南フランス原産の人気ブドウ品種「シラー」は、場所によっては「シラーズ」と呼ばれる。語尾が少し違うだけでは?と思ったら大間違い。確かに同じ品種だが、原語のスペルは全然違うし、味わいのスタイルも大きく異なる。さらに言えば、呼び名の違いはマーケット戦略の反映でもある。シラーとシラーズの違いを知れば、ワインを選ぶ楽しみや、飲む楽しみが一段と広がること請け合いだ。
7月中旬、東京都内のワインスクールで「日本で味わうバロッサ」と題したセミナーが開かれた。バロッサはオーストラリア・南オーストラリア州にある同国を代表する銘醸地で、そこで栽培されたシラーズから造る赤ワインは世界的にも評価が高い。オーストラリアではシラー(Syrah)ではなく、シラーズ(Shiraz)で表記を一本化している。
今回のセミナーではシラーズ6種類、シラーズを含んだブレンドの赤ワイン3種類など計10種類を試飲した。赤ワインはいずれもフルボディータイプで、アルコール度数はすべて14.5度以上だった。ワインの世界では一般に、アルコール度数が14度以上だと度数が高いワインとみなされる。今回、試飲した中には17.5度のワインもあった。

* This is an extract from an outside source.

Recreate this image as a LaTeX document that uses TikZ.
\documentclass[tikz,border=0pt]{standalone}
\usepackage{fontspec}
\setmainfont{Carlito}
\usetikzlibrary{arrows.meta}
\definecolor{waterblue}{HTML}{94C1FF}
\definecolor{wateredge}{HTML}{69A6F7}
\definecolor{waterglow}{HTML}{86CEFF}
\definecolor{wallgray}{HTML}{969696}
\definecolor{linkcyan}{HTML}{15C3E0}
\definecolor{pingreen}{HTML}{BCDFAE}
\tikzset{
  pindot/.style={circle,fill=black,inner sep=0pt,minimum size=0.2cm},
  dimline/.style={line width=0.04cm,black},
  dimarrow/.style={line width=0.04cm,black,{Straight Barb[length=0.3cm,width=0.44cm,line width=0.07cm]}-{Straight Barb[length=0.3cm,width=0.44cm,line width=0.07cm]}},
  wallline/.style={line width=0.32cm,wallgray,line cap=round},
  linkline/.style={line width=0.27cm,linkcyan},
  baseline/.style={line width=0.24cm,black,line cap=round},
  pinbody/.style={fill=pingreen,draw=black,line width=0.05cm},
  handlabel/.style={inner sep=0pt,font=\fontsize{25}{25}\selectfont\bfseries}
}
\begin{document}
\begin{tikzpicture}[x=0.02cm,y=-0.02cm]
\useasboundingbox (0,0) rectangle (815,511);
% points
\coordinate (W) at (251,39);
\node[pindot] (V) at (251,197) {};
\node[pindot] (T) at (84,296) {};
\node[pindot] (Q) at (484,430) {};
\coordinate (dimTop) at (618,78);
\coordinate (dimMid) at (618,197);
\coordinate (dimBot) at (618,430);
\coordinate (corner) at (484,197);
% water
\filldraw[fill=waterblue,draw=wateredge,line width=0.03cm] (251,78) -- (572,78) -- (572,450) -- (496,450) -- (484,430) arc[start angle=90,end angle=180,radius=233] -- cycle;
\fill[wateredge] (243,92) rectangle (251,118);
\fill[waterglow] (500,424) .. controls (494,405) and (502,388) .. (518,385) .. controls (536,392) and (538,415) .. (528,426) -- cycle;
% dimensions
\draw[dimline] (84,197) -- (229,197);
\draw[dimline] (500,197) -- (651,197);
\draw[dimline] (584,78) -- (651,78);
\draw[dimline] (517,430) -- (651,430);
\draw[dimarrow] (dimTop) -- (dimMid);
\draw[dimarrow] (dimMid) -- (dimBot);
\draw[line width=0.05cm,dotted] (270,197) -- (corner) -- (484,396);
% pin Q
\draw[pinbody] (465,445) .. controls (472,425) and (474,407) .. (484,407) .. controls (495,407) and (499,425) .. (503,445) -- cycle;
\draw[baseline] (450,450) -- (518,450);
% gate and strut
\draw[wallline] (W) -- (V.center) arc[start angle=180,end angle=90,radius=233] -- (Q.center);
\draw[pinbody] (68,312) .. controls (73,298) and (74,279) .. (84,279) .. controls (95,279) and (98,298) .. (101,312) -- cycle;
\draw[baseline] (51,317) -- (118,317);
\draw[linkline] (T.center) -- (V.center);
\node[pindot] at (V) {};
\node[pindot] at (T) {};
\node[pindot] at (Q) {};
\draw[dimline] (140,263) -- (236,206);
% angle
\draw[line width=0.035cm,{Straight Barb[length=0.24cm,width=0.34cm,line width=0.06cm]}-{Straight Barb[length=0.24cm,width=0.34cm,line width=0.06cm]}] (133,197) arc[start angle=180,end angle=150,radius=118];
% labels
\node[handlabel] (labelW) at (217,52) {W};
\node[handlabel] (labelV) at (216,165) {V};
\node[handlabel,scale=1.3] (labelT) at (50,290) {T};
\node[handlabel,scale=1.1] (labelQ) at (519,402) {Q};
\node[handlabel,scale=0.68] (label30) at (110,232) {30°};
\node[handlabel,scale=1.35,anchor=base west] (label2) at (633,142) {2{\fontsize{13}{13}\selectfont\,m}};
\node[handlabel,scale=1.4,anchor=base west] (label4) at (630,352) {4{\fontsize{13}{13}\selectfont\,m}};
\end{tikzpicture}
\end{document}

どのワインも、完熟した果実の風味とアルコールの強さが相まって、非常にパンチの効いた味わい。ただ、近年はアルコール度数が低めでフレッシュな味わいのワインがトレンドなのに、プロモーション目的のセミナーにそうしたワインが1本も含まれていないことを、やや不思議に思った。

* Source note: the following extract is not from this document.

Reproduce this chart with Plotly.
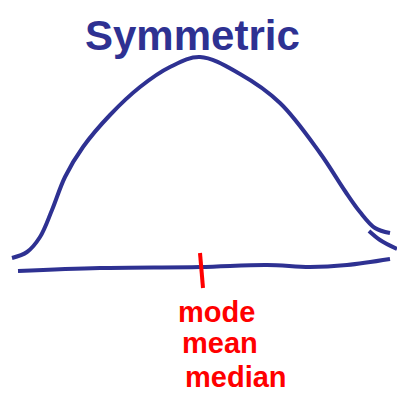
import plotly.graph_objects as go

# Sketch, in pixel units (x to the right, y downwards)
CLR_INK = "#2e3192"
CLR_RED = "#ff0000"
W, H = 397, 399

curve_x = [12, 27, 40, 52, 65, 83, 110, 140, 170, 200,
           240, 280, 320, 345, 360, 375, 390]
curve_y = [258, 252, 237, 210, 177, 147, 115, 87, 67, 57,
           74, 103, 153, 191, 212, 228, 233]

tail_x = [369, 380, 397]
tail_y = [231, 240, 249]

base_x = [18, 100, 200, 267, 310, 347, 390]
base_y = [271, 268, 267, 265, 267, 265, 259]

tick_x = [200, 203]
tick_y = [253, 288]

labels = ["mode", "mean", "median"]
TITLE = "Symmetric"

LINE = dict(color=CLR_INK, width=4, shape="spline", smoothing=1.0)
FONT_FAM = "Liberation Sans"

fig = go.Figure()
fig.add_trace(go.Scatter(x=curve_x, y=curve_y, mode="lines", line=LINE))
fig.add_trace(go.Scatter(x=tail_x, y=tail_y, mode="lines", line=LINE))
fig.add_trace(go.Scatter(x=base_x, y=base_y, mode="lines", line=LINE))
fig.add_trace(go.Scatter(x=tick_x, y=tick_y, mode="lines", line=dict(color=CLR_RED, width=4)))

fig.add_annotation(x=192, y=35, text=TITLE, showarrow=False,
                   font=dict(family=FONT_FAM, size=42, color=CLR_INK, weight="bold"))
for lbl, (lx, ly) in zip(labels, [(216, 312), (220, 343), (236, 377)]):
    fig.add_annotation(x=lx, y=ly, text=lbl, showarrow=False,
                       font=dict(family=FONT_FAM, size=29, color=CLR_RED, weight="bold"))

fig.update_layout(width=W, height=H, margin=dict(l=0, r=0, t=0, b=0),
                  paper_bgcolor="white", plot_bgcolor="white", showlegend=False,
                  xaxis=dict(range=[0, W], visible=False, fixedrange=True),
                  yaxis=dict(range=[H, 0], visible=False, fixedrange=True))
fig.write_html("out.html", config={"displayModeBar": False},
               post_script="document.body.style.margin='0';")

その疑問を「バロッサアジア大使」の肩書を持つ講師役のアンソン・ムイさんにぶつけたら、明快な答えが返ってきた。「もしアルコール度数が低かったら、それはもうバロッサワインとは呼ばない。アルコール度数の高いフルボディーのワインこそが、バロッサの気候を反映したバロッサワインのスタイルだ」
試飲した中でのおすすめは「ファースト・ドロップ マザーズ・ミルク バロッサ・シラーズ」(2750円)。フルボディーだがフレッシュな果実感もあり、飲み飽きない。価格も手ごろだ。

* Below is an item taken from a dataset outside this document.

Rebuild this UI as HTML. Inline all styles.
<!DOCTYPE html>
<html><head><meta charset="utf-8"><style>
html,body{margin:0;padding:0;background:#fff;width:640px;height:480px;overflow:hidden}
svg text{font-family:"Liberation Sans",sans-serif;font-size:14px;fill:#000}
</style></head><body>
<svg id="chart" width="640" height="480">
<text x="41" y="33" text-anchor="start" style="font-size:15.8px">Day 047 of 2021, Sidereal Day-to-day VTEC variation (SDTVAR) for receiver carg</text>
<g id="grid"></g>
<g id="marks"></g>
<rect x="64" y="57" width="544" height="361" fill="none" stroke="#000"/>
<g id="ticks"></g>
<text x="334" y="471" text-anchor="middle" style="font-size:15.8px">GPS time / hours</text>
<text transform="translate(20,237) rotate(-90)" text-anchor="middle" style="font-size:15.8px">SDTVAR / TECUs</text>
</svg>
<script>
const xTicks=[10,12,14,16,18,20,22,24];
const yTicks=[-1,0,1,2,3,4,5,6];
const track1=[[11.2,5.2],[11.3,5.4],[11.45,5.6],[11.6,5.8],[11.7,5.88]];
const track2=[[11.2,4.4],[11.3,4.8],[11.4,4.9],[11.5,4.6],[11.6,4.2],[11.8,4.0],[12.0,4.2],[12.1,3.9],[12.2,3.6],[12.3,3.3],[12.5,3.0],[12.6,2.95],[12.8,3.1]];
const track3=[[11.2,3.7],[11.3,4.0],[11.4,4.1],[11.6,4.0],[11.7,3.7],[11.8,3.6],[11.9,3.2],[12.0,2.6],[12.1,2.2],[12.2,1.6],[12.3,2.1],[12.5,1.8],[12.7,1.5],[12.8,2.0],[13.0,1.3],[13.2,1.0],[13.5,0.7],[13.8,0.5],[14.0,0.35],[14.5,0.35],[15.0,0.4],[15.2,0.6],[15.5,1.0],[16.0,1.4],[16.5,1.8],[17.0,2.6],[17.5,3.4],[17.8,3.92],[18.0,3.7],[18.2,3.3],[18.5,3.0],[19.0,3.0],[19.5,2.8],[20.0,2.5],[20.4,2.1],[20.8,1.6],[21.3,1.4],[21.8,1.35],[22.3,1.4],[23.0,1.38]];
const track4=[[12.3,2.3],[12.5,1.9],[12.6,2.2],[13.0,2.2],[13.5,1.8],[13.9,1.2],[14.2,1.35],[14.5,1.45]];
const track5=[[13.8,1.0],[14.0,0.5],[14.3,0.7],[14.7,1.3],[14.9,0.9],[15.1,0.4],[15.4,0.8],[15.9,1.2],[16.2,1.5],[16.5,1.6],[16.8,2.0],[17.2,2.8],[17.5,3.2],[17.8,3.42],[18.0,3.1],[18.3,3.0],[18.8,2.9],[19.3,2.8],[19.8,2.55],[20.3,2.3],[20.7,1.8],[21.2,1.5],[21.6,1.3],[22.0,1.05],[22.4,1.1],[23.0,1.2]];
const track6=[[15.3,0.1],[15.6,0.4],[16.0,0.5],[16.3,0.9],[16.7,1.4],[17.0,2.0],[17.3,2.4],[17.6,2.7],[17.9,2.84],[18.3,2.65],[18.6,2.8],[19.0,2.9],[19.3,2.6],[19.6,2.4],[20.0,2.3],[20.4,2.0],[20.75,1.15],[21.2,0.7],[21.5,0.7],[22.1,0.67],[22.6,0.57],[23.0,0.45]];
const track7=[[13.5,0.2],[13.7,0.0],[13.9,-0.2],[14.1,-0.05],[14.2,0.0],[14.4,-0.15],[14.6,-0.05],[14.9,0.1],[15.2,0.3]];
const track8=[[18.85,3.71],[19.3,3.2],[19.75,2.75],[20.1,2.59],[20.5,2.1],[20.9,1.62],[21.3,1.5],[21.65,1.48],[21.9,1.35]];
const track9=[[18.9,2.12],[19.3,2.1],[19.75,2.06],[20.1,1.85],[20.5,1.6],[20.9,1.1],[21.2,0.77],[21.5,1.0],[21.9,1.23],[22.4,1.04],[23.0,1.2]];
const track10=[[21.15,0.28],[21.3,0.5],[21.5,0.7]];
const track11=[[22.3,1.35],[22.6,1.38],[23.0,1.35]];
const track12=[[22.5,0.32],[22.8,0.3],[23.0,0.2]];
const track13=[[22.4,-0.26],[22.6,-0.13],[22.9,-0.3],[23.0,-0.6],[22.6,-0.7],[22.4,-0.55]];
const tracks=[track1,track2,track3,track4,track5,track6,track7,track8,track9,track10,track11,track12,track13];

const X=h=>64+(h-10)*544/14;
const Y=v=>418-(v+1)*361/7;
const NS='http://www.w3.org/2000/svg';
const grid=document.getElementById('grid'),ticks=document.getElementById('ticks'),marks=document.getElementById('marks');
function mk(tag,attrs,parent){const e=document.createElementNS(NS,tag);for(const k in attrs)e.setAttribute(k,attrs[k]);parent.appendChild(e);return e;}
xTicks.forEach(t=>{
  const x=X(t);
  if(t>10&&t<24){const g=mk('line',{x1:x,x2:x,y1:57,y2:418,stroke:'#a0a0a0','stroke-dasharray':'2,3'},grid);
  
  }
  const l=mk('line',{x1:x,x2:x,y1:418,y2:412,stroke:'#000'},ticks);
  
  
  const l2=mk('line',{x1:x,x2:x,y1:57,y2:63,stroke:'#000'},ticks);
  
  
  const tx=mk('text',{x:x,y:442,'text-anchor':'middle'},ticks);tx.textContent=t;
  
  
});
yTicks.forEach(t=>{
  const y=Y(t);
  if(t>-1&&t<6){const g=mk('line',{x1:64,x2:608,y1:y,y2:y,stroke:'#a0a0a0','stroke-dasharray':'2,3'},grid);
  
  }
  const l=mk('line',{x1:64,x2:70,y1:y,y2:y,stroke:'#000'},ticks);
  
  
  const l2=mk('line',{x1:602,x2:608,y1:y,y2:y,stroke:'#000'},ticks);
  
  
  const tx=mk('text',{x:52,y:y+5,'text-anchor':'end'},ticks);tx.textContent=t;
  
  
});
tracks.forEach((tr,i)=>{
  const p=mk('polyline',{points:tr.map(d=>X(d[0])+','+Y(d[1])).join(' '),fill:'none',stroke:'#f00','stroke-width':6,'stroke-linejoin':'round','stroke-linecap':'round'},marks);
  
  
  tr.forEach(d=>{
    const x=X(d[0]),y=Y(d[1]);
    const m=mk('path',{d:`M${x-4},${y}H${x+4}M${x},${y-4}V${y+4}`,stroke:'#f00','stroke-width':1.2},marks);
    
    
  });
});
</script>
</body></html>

バロッサワインを試飲した翌日、都内で輸入業者主催の南アフリカワインの取引先向け試飲会があった。約50種類のワインの中にはシラーも数多く含まれており、試飲したシラーはどれも、バロッサワインとはまったく趣が異なる味わいだった。一言で表現すれば、テクスチャー(舌触り)がとてもなめらかで、心地よい余韻がいつまでも口の中に残る。アルコール度数が14度以下のものも多く、パンチの効いたというより、むしろエレガントスタイルだ。